2. **Finding the Stretching Factor:**
The general form of a tangent function is `A * tan(Bx + C)`. The number `A` in front of `tan` tells us if the graph is stretched vertically. In our problem, `f(x) = tan(x + pi/4)`, there's no number in front of `tan` (it's like having `1 * tan(...)`). So, our **stretching factor is 1**. This means the graph isn't stretched up or squished down compared to a normal `tan(x)` graph.

3. **Finding the Period:**
The number multiplying `x` inside the `tan` tells us about the period. In the form `tan(Bx + C)`, the period is found by `pi / |B|`. In our function `f(x) = tan(x + pi/4)`, the number multiplying `x` is `1` (because it's just `x`, not `2x` or `x/2`). So, `B=1`.
The **period** is `pi / |1| = pi`. This means the graph repeats every `pi` units, just like a normal `tan(x)` graph.

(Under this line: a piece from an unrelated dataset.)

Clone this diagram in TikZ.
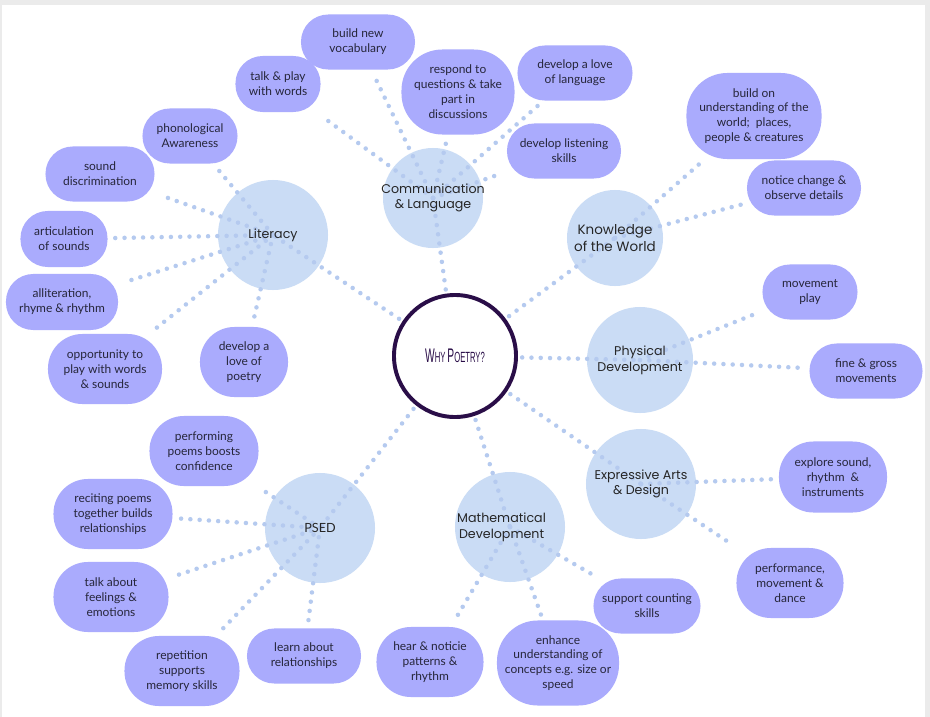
\documentclass[tikz,border=0pt]{standalone}
\usepackage{fontspec}
\usepackage{graphicx}
\setmainfont{Lato}
\newfontfamily\catfont{Poppins}
\newfontfamily\whyfont{Liberation Sans}
\usetikzlibrary{positioning}
\definecolor{leafc}{HTML}{AAABFD}
\definecolor{catc}{HTML}{CADCF5}
\definecolor{dotc}{HTML}{B5CAEF}
\definecolor{whyc}{HTML}{2A0E48}
\definecolor{inkc}{HTML}{26263A}
\definecolor{pagec}{HTML}{EBEBEB}
\pgfdeclarelayer{back}
\pgfdeclarelayer{links}
\pgfsetlayers{back,links,main}
\tikzset{
  cat/.style={circle,fill=catc,inner sep=0pt},
  cattext/.style={align=center,text=black!85,font=\catfont\fontsize{9}{11.2}\selectfont},
  leaf/.style={rectangle,rounded corners=0.68cm,fill=leafc,text=inkc,inner sep=0pt,
    minimum width=2.85cm,minimum height=1.375cm,align=center,font=\fontsize{8.5}{10.6}\selectfont},
  tall/.style={leaf,rounded corners=0.86cm,minimum height=1.75cm},
  taller/.style={leaf,rounded corners=1.02cm,minimum height=2.125cm},
  dots/.style={dotc,line width=3.2pt,line cap=round,dash pattern=on 0pt off 6.6pt,
    shorten >=4pt}
}
\begin{document}
\begin{tikzpicture}[x=0.025cm,y=-0.025cm]
\useasboundingbox (0,0) rectangle (930,717);

% page and the seven areas
\begin{pgfonlayer}{back}
\fill[pagec] (0,0) rectangle (930,717);
\fill[white] (2,5) rectangle (925,717);
\node[cat,minimum size=2.5cm] (comm) at (433,198) {};
\node[cat,minimum size=2.75cm] (lit) at (273,235) {};
\node[cat,minimum size=2.4cm] (know) at (615,238) {};
\node[cat,minimum size=2.65cm] (phys) at (640,360) {};
\node[cat,minimum size=2.75cm] (expr) at (641,484) {};
\node[cat,minimum size=2.75cm] (math) at (510,527) {};
\node[cat,minimum size=2.75cm] (psed) at (320,528) {};
\end{pgfonlayer}
\node[cattext] (commtxt) at (comm) {Communication\\\& Language};
\node[cattext] (littxt) at (lit) {Literacy};
\node[cattext,font=\catfont\fontsize{9.6}{11.6}\selectfont] (knowtxt) at (know) {Knowledge\\of the World};
\node[cattext] (phystxt) at (phys) {Physical\\Development};
\node[cattext] (exprtxt) at (expr) {Expressive Arts\\\& Design};
\node[cattext] (mathtxt) at ([xshift=-6]math) {Mathematical\\Development};
\node[cattext,font=\fontsize{9}{11}\selectfont] (psedtxt) at (psed) {PSED};

% centre
\node[circle,draw=whyc,line width=2.8pt,fill=white,minimum size=3.05cm,text=whyc] (why) at (455,356)
  {\whyfont\scalebox{0.52}[1]{{\fontsize{14}{16}\selectfont W}{\fontsize{10.5}{12}\selectfont HY}
   {\fontsize{14}{16}\selectfont P}{\fontsize{10.5}{12}\selectfont OETRY?}}};

% communication & language
\node[leaf] (vocab) at (358,42) {build new\\vocabulary};
\node[leaf,minimum width=2.125cm,minimum height=1.4cm] (talk) at (278,84) {talk \& play\\with words};
\node[taller,minimum width=2.825cm] (respond) at (458,92) {respond to\\questions \& take\\part in\\discussions};
\node[leaf,minimum width=2.875cm] (lovelang) at (575,73) {develop a love\\of language};
\node[leaf] (listen) at (564,151) {develop listening\\skills};

% literacy
\node[leaf,minimum width=2.375cm] (phono) at (190,136) {phonological\\Awareness};
\node[leaf,minimum width=2.725cm] (sound) at (100,174) {sound\\discrimination};
\node[leaf,minimum width=2.175cm,minimum height=1.4cm] (artic) at (64,239) {articulation\\of sounds};
\node[leaf,minimum width=2.8cm,minimum height=1.4cm] (allit) at (62,302) {alliteration,\\rhyme \& rhythm};
\node[tall,minimum width=2.85cm] (oppor) at (105,369) {opportunity to\\play with words\\\& sounds};
\node[tall,minimum width=2.2cm] (lovepoet) at (244,362) {develop a\\love of\\poetry};

% knowledge of the world
\node[taller,minimum width=3.375cm,minimum height=2.15cm] (world) at (754,116) {build on\\understanding of the\\world;~ places,\\people \& creatures};
\node[leaf] (notice) at (804,188) {notice change \&\\observe details};

% physical development
\node[leaf,minimum width=2.375cm] (moveplay) at (810,292) {movement\\play};
\node[leaf,minimum width=2.825cm] (fine) at (866,371) {fine \& gross\\movements};

% expressive arts & design
\node[tall,minimum width=2.7cm,minimum height=1.775cm] (explore) at (833,477) {explore sound,\\rhythm~ \&\\instruments};
\node[tall,minimum width=2.675cm] (perform) at (790,583) {performance,\\movement \&\\dance};

% mathematical development
\node[leaf,minimum width=2.675cm] (count) at (647,606) {support counting\\skills};
\node[taller,minimum width=3.05cm] (enhance) at (558,663) {enhance\\understanding of\\concepts e.g. size or\\speed};
\node[tall,minimum width=2.675cm] (hear) at (430,662) {hear \& noticie\\patterns \&\\rhythm};

% psed
\node[tall,minimum width=2.725cm] (boost) at (204,451) {performing\\poems boosts\\confidence};
\node[tall,minimum width=2.975cm] (recite) at (113,514) {reciting poems\\together builds\\relationships};
\node[tall,minimum width=2.875cm] (feel) at (111,597) {talk about\\feelings \&\\emotions};
\node[tall,minimum width=2.875cm] (repeat) at (182,671) {repetition\\supports\\memory skills};
\node[leaf] (learn) at (304,656) {learn about\\relationships};

% dotted links, under the labels
\begin{pgfonlayer}{links}
\foreach \c in {comm,lit,know,phys,expr,math,psed}
  \draw[dots,shorten <=3pt,shorten >=0pt] (why) -- (\c.center);
\foreach \c/\l in {comm/vocab,comm/talk,comm/respond,comm/lovelang,comm/listen,
  lit/phono,lit/sound,lit/artic,lit/allit,lit/oppor,lit/lovepoet,
  know/world,know/notice,phys/moveplay,phys/fine,expr/explore,expr/perform,
  math/count,math/enhance,math/hear,
  psed/boost,psed/recite,psed/feel,psed/repeat,psed/learn}
  \draw[dots] (\c.center) -- (\l);
\end{pgfonlayer}
\end{tikzpicture}
\end{document}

4. **Finding the Asymptotes:**
This is the tricky part! For a normal `tan(u)`, the asymptotes happen when `u = pi/2 + n*pi` (where `n` can be any whole number like -1, 0, 1, 2...).
In our problem, the "u" part is `(x + pi/4)`. So, we set that equal to the asymptote formula:
`x + pi/4 = pi/2 + n*pi`
To find `x`, we need to get `x` by itself. We subtract `pi/4` from both sides:
`x = pi/2 - pi/4 + n*pi`
Now, let's do the subtraction: `pi/2 - pi/4` is the same as `2pi/4 - pi/4`, which equals `pi/4`.
So, the **asymptotes** are at `x = pi/4 + n*pi`.

5. **Sketching Two Periods of the Graph:**
Since I can't draw here, I'll tell you how you would sketch it!
* **Phase Shift (Horizontal Movement):** The `+ pi/4` inside means the whole graph of `tan(x)` moves `pi/4` units to the **left**. The center point where `tan(x)` is `0` moves from `(0,0)` to `(-pi/4, 0)`.
* **Mark Asymptotes:**
* For `n=0`, an asymptote is at `x = pi/4`.
* For `n=-1`, an asymptote is at `x = pi/4 - pi = pi/4 - 4pi/4 = -3pi/4`.
* For `n=1`, an asymptote is at `x = pi/4 + pi = pi/4 + 4pi/4 = 5pi/4`.
* Draw vertical dashed lines at `x = -3pi/4`, `x = pi/4`, and `x = 5pi/4`. These define your two periods!
* **Find X-intercepts (Zeros):** These are where the graph crosses the x-axis. For `tan(u)`, this happens when `u = 0 + n*pi`.
* `x + pi/4 = 0 + n*pi`
* `x = -pi/4 + n*pi`
* For `n=0`, the x-intercept is `(-pi/4, 0)`. This is the center of your first period.
* For `n=1`, the x-intercept is `(3pi/4, 0)`. This is the center of your second period.
* Plot these points.
* **Plot Key Points:** Remember that `tan(pi/4) = 1` and `tan(-pi/4) = -1`.
* For the first period (between `x = -3pi/4` and `x = pi/4`):
* At `x=0`: `f(0) = tan(0 + pi/4) = tan(pi/4) = 1`. Plot `(0, 1)`.
* At `x=-pi/2`: `f(-pi/2) = tan(-pi/2 + pi/4) = tan(-pi/4) = -1`. Plot `(-pi/2, -1)`.
* For the second period (between `x = pi/4` and `x = 5pi/4`):
* At `x=pi`: `f(pi) = tan(pi + pi/4) = tan(5pi/4) = 1`. Plot `(pi, 1)`.
* At `x=pi/2`: `f(pi/2) = tan(pi/2 + pi/4) = tan(3pi/4) = -1`. Plot `(pi/2, -1)`.
* **Draw the Curves:** Now, draw a smooth curve for each period. Each curve should pass through its x-intercept and the other key points, gracefully approaching the asymptotes without ever touching them. The curve will go down towards the left asymptote and up towards the right asymptote.